フーディーたちが大絶賛! 日本の自然を五感で感じる一皿を作る期待の若手料理人の世界観に迫る
本田直之グルメ密談―新時代のシェフたちが語る美食の未来図
食べロググルメ著名人として活躍し、グルメ情報に精通している本田直之さんが注目している「若手シェフ」にインタビューする連載。本田さん自身が店へ赴き、若手シェフの思いや展望を掘り下げていく。連載第10回は、埼玉県川口市にある「Restaurant KAM(レストラン カム)」の本岡 将シェフ。本岡さんは、23歳でパリのレストラン「アガペ」のスーシェフを経て、静岡の名フレンチ「ビオス」の料理長に就任、25歳で日本最大級の若手料理人コンテスト「RED U-35 2018」で準グランプリを獲得するなど、弱冠31歳ながら輝かしいキャリアの持ち主。自然と語り、自然と共生するレストランを作った期待の若手料理人の未来の展望とは?
自然体で選んだ、子ども頃から身近にあった料理への道
本田:何歳になったんだっけ? 本岡:ちょうど先月で31歳になりました。 本田:子供の頃から料理人になろうと考えていたと聞いたけど、おばあちゃんの影響で?

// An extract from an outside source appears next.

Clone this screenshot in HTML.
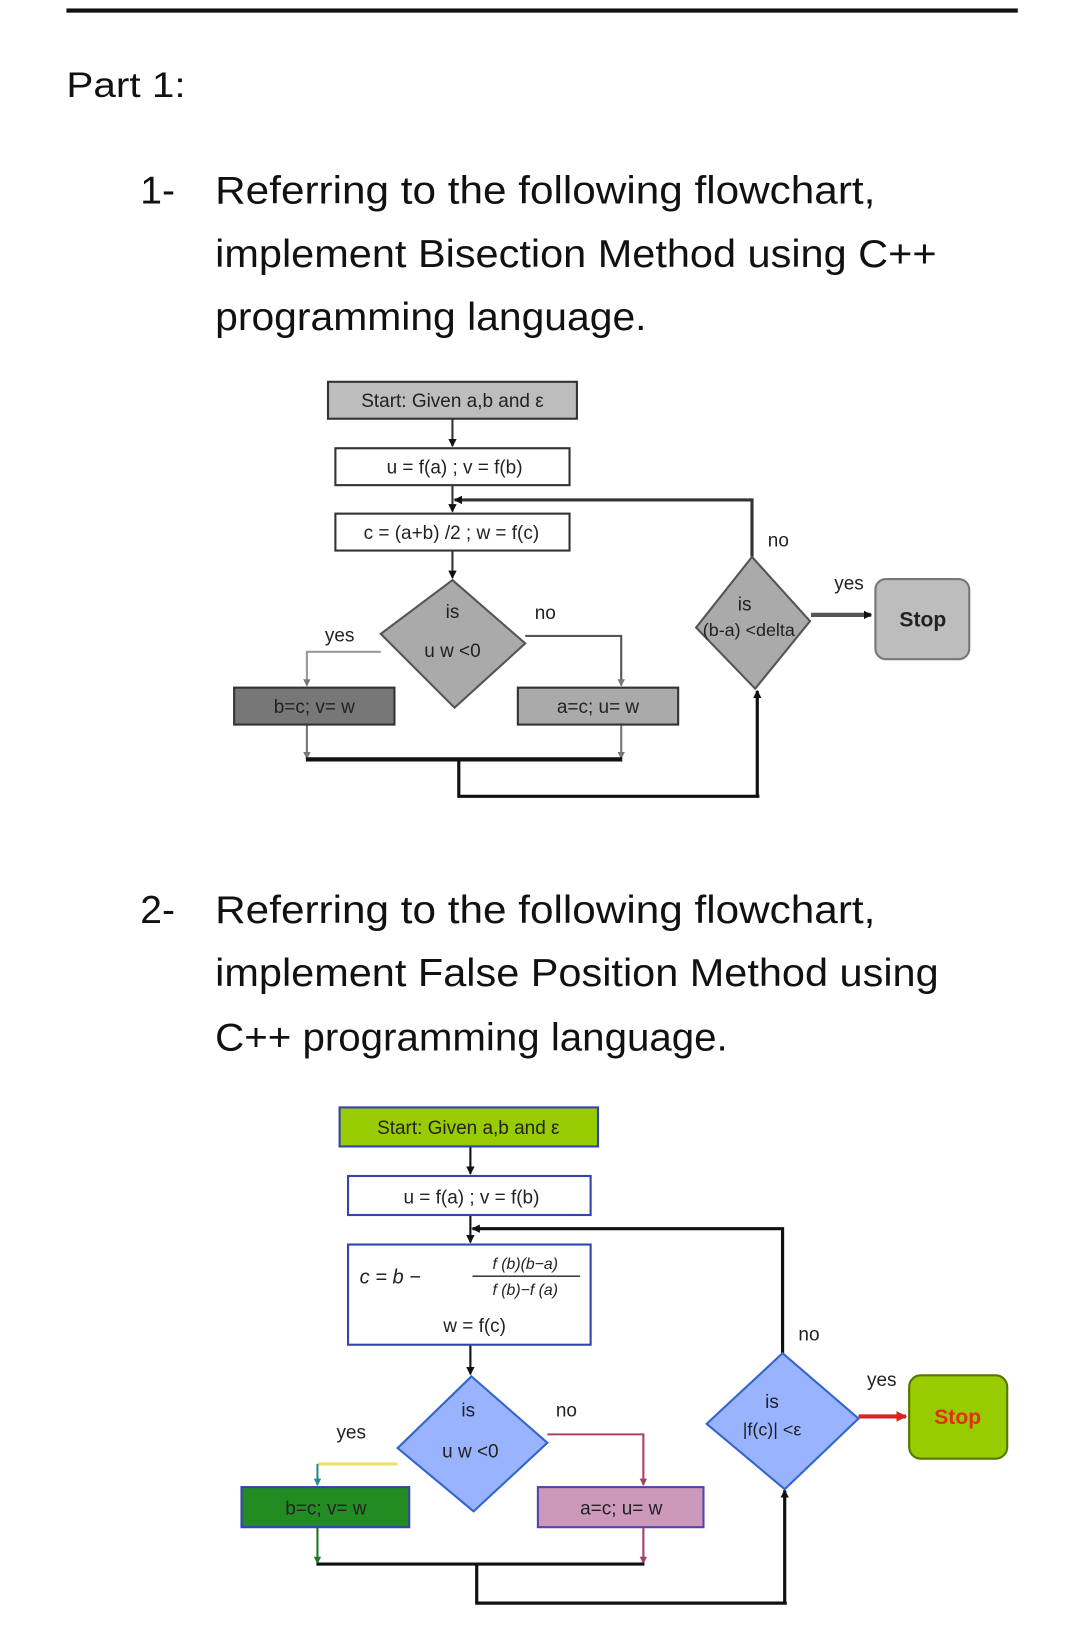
<!DOCTYPE html>
<html><head><meta charset="utf-8"><style>
html,body{margin:0;padding:0;background:#fff;}
svg{display:block;}
text{font-family:"Liberation Sans",sans-serif;}
</style></head><body>
<svg width="1080" height="1647" viewBox="0 0 1024 1561.6" preserveAspectRatio="none" xmlns="http://www.w3.org/2000/svg">
<defs>
<marker id="a" markerWidth="8" markerHeight="8" refX="7" refY="4" orient="auto" markerUnits="userSpaceOnUse"><path d="M0,0 L8,4 L0,8 z" fill="#111"/></marker>
<marker id="g" markerWidth="7" markerHeight="7" refX="6" refY="3.5" orient="auto" markerUnits="userSpaceOnUse"><path d="M0,0 L7,3.5 L0,7 z" fill="#777"/></marker>
<marker id="r" markerWidth="10" markerHeight="10" refX="9" refY="5" orient="auto" markerUnits="userSpaceOnUse"><path d="M0,0 L10,5 L0,10 z" fill="#e02020"/></marker>
<marker id="t" markerWidth="7" markerHeight="7" refX="6" refY="3.5" orient="auto" markerUnits="userSpaceOnUse"><path d="M0,0 L7,3.5 L0,7 z" fill="#2a8a8a"/></marker>
<marker id="p" markerWidth="7" markerHeight="7" refX="6" refY="3.5" orient="auto" markerUnits="userSpaceOnUse"><path d="M0,0 L7,3.5 L0,7 z" fill="#a04070"/></marker>
<marker id="gr" markerWidth="7" markerHeight="7" refX="6" refY="3.5" orient="auto" markerUnits="userSpaceOnUse"><path d="M0,0 L7,3.5 L0,7 z" fill="#1e7a1e"/></marker>
</defs>
<rect x="63" y="8" width="902" height="4" fill="#111"/>
<text x="63" y="92" font-size="33" fill="#111" textLength="113" lengthAdjust="spacingAndGlyphs">Part 1:</text>
<g font-size="37" fill="#111">
<text x="133" y="193">1-</text>
<text x="204" y="193" textLength="626" lengthAdjust="spacingAndGlyphs">Referring to the following flowchart,</text>
<text x="204" y="253" textLength="684" lengthAdjust="spacingAndGlyphs">implement Bisection Method using C++</text>
<text x="204" y="313" textLength="409" lengthAdjust="spacingAndGlyphs">programming language.</text>
<text x="133" y="875">2-</text>
<text x="204" y="875" textLength="626" lengthAdjust="spacingAndGlyphs">Referring to the following flowchart,</text>
<text x="204" y="935" textLength="686" lengthAdjust="spacingAndGlyphs">implement False Position Method using</text>
<text x="204" y="996" textLength="486" lengthAdjust="spacingAndGlyphs">C++ programming language.</text>
</g>

<!-- Flowchart 1 -->
<g stroke="#333" stroke-width="2" fill="none">
<line x1="429" y1="397" x2="429" y2="423" marker-end="url(#a)"/>
<line x1="429" y1="460" x2="429" y2="485" marker-end="url(#a)"/>
<polyline points="713,528 713,474 431,474" stroke-width="3" marker-end="url(#a)"/>
<line x1="429" y1="522" x2="429" y2="548" marker-end="url(#a)"/>
<polyline points="361,618 291,618 291,650" stroke="#999" marker-end="url(#g)"/>
<polyline points="498,603 589,603 589,650" stroke="#555" marker-end="url(#g)"/>
<line x1="291" y1="687" x2="291" y2="719" stroke="#777" marker-end="url(#g)"/>
<line x1="589" y1="687" x2="589" y2="719" stroke="#777" marker-end="url(#g)"/>
<line x1="290" y1="720" x2="590" y2="720" stroke-width="4" stroke="#111"/>
<polyline points="435,721 435,755 720,755" stroke-width="3" stroke="#111"/>
<line x1="718" y1="755" x2="718" y2="655" stroke-width="3" stroke="#111" marker-end="url(#a)"/>
<line x1="769" y1="583" x2="826" y2="583" stroke-width="4" stroke="#555" marker-end="url(#a)"/>
</g>
<rect x="311" y="362" width="236" height="35" fill="#bdbdbd" stroke="#333" stroke-width="2"/>
<rect x="318" y="425" width="222" height="35" fill="#fff" stroke="#333" stroke-width="2"/>
<rect x="318" y="487" width="222" height="35" fill="#fff" stroke="#333" stroke-width="2"/>
<polygon points="429,550 498,610 431,671 361,601" fill="#aaa" stroke="#555" stroke-width="2"/>
<rect x="222" y="652" width="152" height="35" fill="#777" stroke="#333" stroke-width="2"/>
<rect x="491" y="652" width="152" height="35" fill="#aaa" stroke="#333" stroke-width="2"/>
<polygon points="713,528 768,589 716,653 660,595" fill="#aaa" stroke="#555" stroke-width="2"/>
<rect x="830" y="549" width="89" height="76" rx="10" fill="#bdbdbd" stroke="#777" stroke-width="2"/>
<g font-size="18" fill="#222" text-anchor="middle">
<text x="429" y="386">Start: Given  a,b  and ε</text>
<text x="431" y="449">u = f(a) ; v = f(b)</text>
<text x="428" y="511">c = (a+b) /2 ; w = f(c)</text>
<text x="429" y="586">is</text>
<text x="429" y="623">u w &lt;0</text>
<text x="517" y="587">no</text>
<text x="322" y="608">yes</text>
<text x="298" y="676">b=c; v= w</text>
<text x="567" y="676">a=c; u= w</text>
<text x="706" y="579">is</text>
<text x="710" y="603" font-size="17">(b-a) &lt;delta</text>
<text x="738" y="518">no</text>
<text x="805" y="559">yes</text>
<text x="875" y="594" font-weight="bold" font-size="20">Stop</text>
</g>

<!-- Flowchart 2 -->
<g stroke-width="2" fill="none">
<line x1="446" y1="1087" x2="446" y2="1113" stroke="#111" marker-end="url(#a)"/>
<line x1="446" y1="1152" x2="446" y2="1178" stroke="#111" marker-end="url(#a)"/>
<polyline points="742,1283 742,1165 448,1165" stroke="#111" stroke-width="3" marker-end="url(#a)"/>
<line x1="446" y1="1275" x2="446" y2="1303" stroke="#111" marker-end="url(#a)"/>
<polyline points="377,1388 301,1388" stroke="#f0e070" stroke-width="3"/>
<line x1="301" y1="1388" x2="301" y2="1408" stroke="#2a8a8a" marker-end="url(#t)"/>
<polyline points="519,1360 610,1360 610,1408" stroke="#b04060" marker-end="url(#p)"/>
<line x1="301" y1="1448" x2="301" y2="1482" stroke="#1e7a1e" marker-end="url(#gr)"/>
<line x1="610" y1="1448" x2="610" y2="1482" stroke="#a04070" marker-end="url(#p)"/>
<line x1="300" y1="1483" x2="611" y2="1483" stroke="#111" stroke-width="3"/>
<polyline points="452,1484 452,1520 746,1520" stroke="#111" stroke-width="3"/>
<line x1="744" y1="1520" x2="744" y2="1413" stroke="#111" stroke-width="3" marker-end="url(#a)"/>
<line x1="814" y1="1343" x2="859" y2="1343" stroke="#e02020" stroke-width="4" marker-end="url(#r)"/>
</g>
<rect x="322" y="1050" width="245" height="37" fill="#99cc00" stroke="#3344aa" stroke-width="2"/>
<rect x="330" y="1115" width="230" height="37" fill="#fff" stroke="#3344aa" stroke-width="2"/>
<rect x="330" y="1180" width="230" height="95" fill="#fff" stroke="#3344aa" stroke-width="2"/>
<polygon points="447,1305 519,1368 449,1433 377,1373" fill="#99b3ff" stroke="#3366cc" stroke-width="2"/>
<rect x="229" y="1410" width="159" height="38" fill="#228b22" stroke="#3344aa" stroke-width="2"/>
<rect x="510" y="1410" width="157" height="38" fill="#cc99bb" stroke="#5544aa" stroke-width="2"/>
<polygon points="742,1283 814,1345 744,1412 670,1350" fill="#99b3ff" stroke="#3366cc" stroke-width="2"/>
<rect x="862" y="1304" width="93" height="79" rx="11" fill="#99cc00" stroke="#557700" stroke-width="2"/>
<g font-size="18" fill="#222" text-anchor="middle">
<text x="444" y="1075">Start: Given  a,b  and ε</text>
<text x="447" y="1141">u = f(a) ; v = f(b)</text>
<text x="370" y="1217" font-family="Liberation Serif" font-style="italic" font-size="19">c = b  −</text>
<text x="498" y="1203" font-family="Liberation Serif" font-style="italic" font-size="15">f (b)(b−a)</text>
<line x1="448" y1="1210" x2="550" y2="1210" stroke="#222" stroke-width="1.3"/>
<text x="498" y="1228" font-family="Liberation Serif" font-style="italic" font-size="15">f (b)−f (a)</text>
<text x="450" y="1263">w = f(c)</text>
<text x="444" y="1343">is</text>
<text x="446" y="1382">u w &lt;0</text>
<text x="537" y="1343">no</text>
<text x="333" y="1364">yes</text>
<text x="309" y="1436">b=c; v= w</text>
<text x="589" y="1436">a=c; u= w</text>
<text x="732" y="1335">is</text>
<text x="732" y="1361" font-size="17">|f(c)| &lt;ε</text>
<text x="767" y="1271">no</text>
<text x="836" y="1314">yes</text>
<text x="908" y="1350" font-weight="bold" font-size="20" fill="#e03010">Stop</text>
</g>
</svg>
</body></html>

本岡:中学校の時、校区が近かったので祖父母の家で生活してたんです。祖母には小さな頃から、ちゃぶ台拭き、食器の用意などの手伝いをさせられていて、果物の皮むきや、餃子作りなども教えてもらいました。印象に残っているのは、季節のものを取ってこいとよく言われたことです。2月になったらふきのとうが出るから、山の崖で採ってきてとか。ふきのとうはつぼみが開いていたら香りが飛んでいるから、土にちょっと潜っているのを根っこから抜いてこいみたいに。採ってきた山菜の下処理をすることもありました。 本田:それすごいね。子供の頃なんて山菜に全く興味ないでしょ? 本岡:その通りで、当時は“やらされている”という感覚でしたね。将来のことを考えるようになったのは中学校の進路相談からです。親戚のほとんどが会社員で「会社勤めは月曜から金曜までは大変で週末が楽しみ。5/7辛くて、2/7楽しい」とその頃よく聞いていました。人生はほぼ仕事なのに、5/7の人生が辛くて2/7の人生が楽しいというのは、なんか嫌だなあとそのとき思いました。早くに仕事に携わった方がいいと思ったのは部活の経験からです。中学の時、バドミントンをやっていて、全国大会決定戦で負けてしまい、出場できなかった。相手は小学校の時からバドミントンをやっていたような子たちばかりで、ぜんぜん叶わなかったんです。その時、やるなら早くに始めるのに越したことはないなと思いました。最初は何を仕事にすれば良いのかわからなくて、でも好きなことを仕事にすれば7/7楽しいんだろうなと思いました。好きなことって何だろうと考えた時、家族のように当たり前に存在して、好きかどうか考えないけど、問われれば好きだと答えられる、そんな存在が料理だったんです。自然に続けてきたから、嫌いにならないんだろうと思いました。